Firstly it is always best to avoid HTML in your data especially divs. There is plenty CSS from what I can see and I'm guessing none of those styles would be used in the final blog. So it would result in a lot of inert code, not good practice and it is best to spend time getting that right now than having to fix it later.

There is a free edition of CSV 2 POST and Easy CSV Importer. Both plugins are to be upgraded again this year so they are well supported. They can create posts using any .csv file including yours as it is right now. However I recommend renaming the columns, removing spaces and special characters and uppercase.

As for comments. A separate file is advised, import them last and yes that file would need to have a pageid column. Other approaches are possible but add a little more complication.

As for data meant for custom fields. If you happen to have lists or media and they can be scraped individually. It is recommended. Even if you need to create columns named "imageone,imagetwo,imagethree,..." and so on. That allows the plugins to import images one at a time, creating proper Wordpress media but also handling them in any way we want. It is usually a big plus to create the media because it offers opportunity to use gallery plugins etc.

Same for lists, I think I seen one in the sample file. If possible add list items to the .csv only and not the ul li HTML. It means the data can be used in various ways during importing i.e. creating tags or even building better lists. The mentioned plugins can still extract keywords from the final content and create tags. But if the data is organized we can tell the plugins which columns we want included as tags rather than the extraction process which is less accurate and requires more processing.

Processing is a big issue if creating thousands of posts, especially on low cost hosting.
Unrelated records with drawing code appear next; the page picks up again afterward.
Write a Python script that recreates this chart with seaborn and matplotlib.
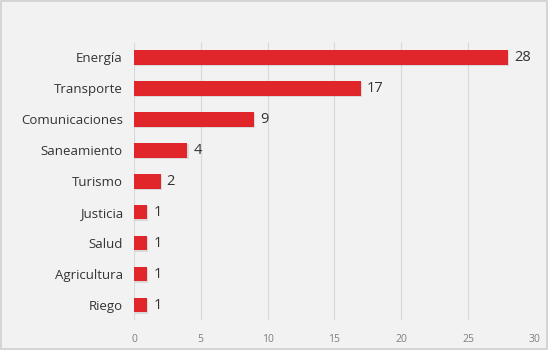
import matplotlib
matplotlib.use("Agg")
import matplotlib.pyplot as plt
import matplotlib.patheffects as pe
from matplotlib.patches import Rectangle
import seaborn as sns
import pandas as pd

sectores = ["Energía", "Transporte", "Comunicaciones", "Saneamiento", "Turismo",
            "Justicia", "Salud", "Agricultura", "Riego"]
proyectos = [28, 17, 9, 4, 2, 1, 1, 1, 1]
x_ticks = [0, 5, 10, 15, 20, 25, 30]

df = pd.DataFrame({"sector": sectores, "proyectos": proyectos})

sns.set_theme(style="white")
plt.rcParams["font.family"] = ["Open Sans", "DejaVu Sans"]

bg = "#f2f2f2"
fig = plt.figure(figsize=(5.48, 3.5), dpi=100, facecolor=bg)
ax = fig.add_axes([0.2445, 0.0843, 0.7315, 0.7967], facecolor=bg)

sns.barplot(data=df, x="proyectos", y="sector", orient="h", color="#e0262b",
            width=0.48, saturation=1, ax=ax, zorder=3)

for bar in ax.patches:
    bar.set_edgecolor("none")
    bar.set_path_effects([pe.SimplePatchShadow(offset=(0.8, -1.0), shadow_rgbFace="#000000",
                                               alpha=0.10), pe.Normal()])

for bar, v in zip(ax.patches, proyectos):
    ax.text(bar.get_width() + 0.45, bar.get_y() + bar.get_height() / 2, f"{v}",
            va="center", ha="left", fontsize=10.5, color="#333333")

ax.set_xlim(0, 30)
ax.set_ylim(8.5, -0.5)
ax.set_xticks(x_ticks)
ax.set_xticklabels([str(t) for t in x_ticks], fontsize=7.5, color="#7f7f7f")
ax.tick_params(axis="x", length=0, pad=10)
ax.tick_params(axis="y", length=0, pad=8, labelsize=9.5, labelcolor="#333333")
ax.xaxis.grid(True, color="#d9d9d9", linewidth=0.8, zorder=0)
ax.set_axisbelow(True)
ax.set_xlabel("")
ax.set_ylabel("")
for s in ax.spines.values():
    s.set_visible(False)

fig.patches.append(Rectangle((0.002, 0.003), 0.996, 0.994, transform=fig.transFigure,
                             fill=False, edgecolor="#d0d0d0", linewidth=1.2))

fig.savefig("out.png", dpi=100, facecolor=bg)
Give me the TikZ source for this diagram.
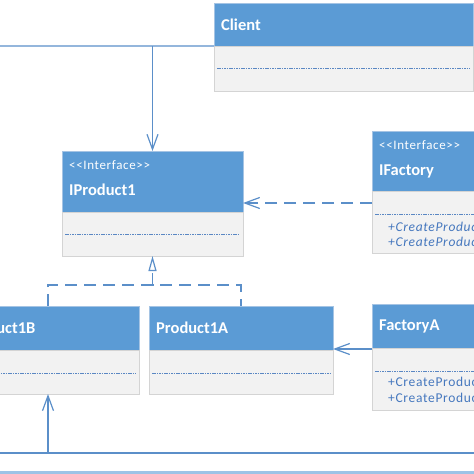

Wordpress developers creating CSV importers apply measures to avoid the user causing themselves problems. Sometimes that protection can seem like a fault so developers never win. I have created a book site with one million books, easy. But only because there were no custom fields or media. These things that are advantages in a CMS like Wordpress are complications when mass importing. But complications worth dealing with properly and so I highly recommend to anyone reading this. To seek advice, get recommendations on their .csv file before building the live site and try various .CSV importers.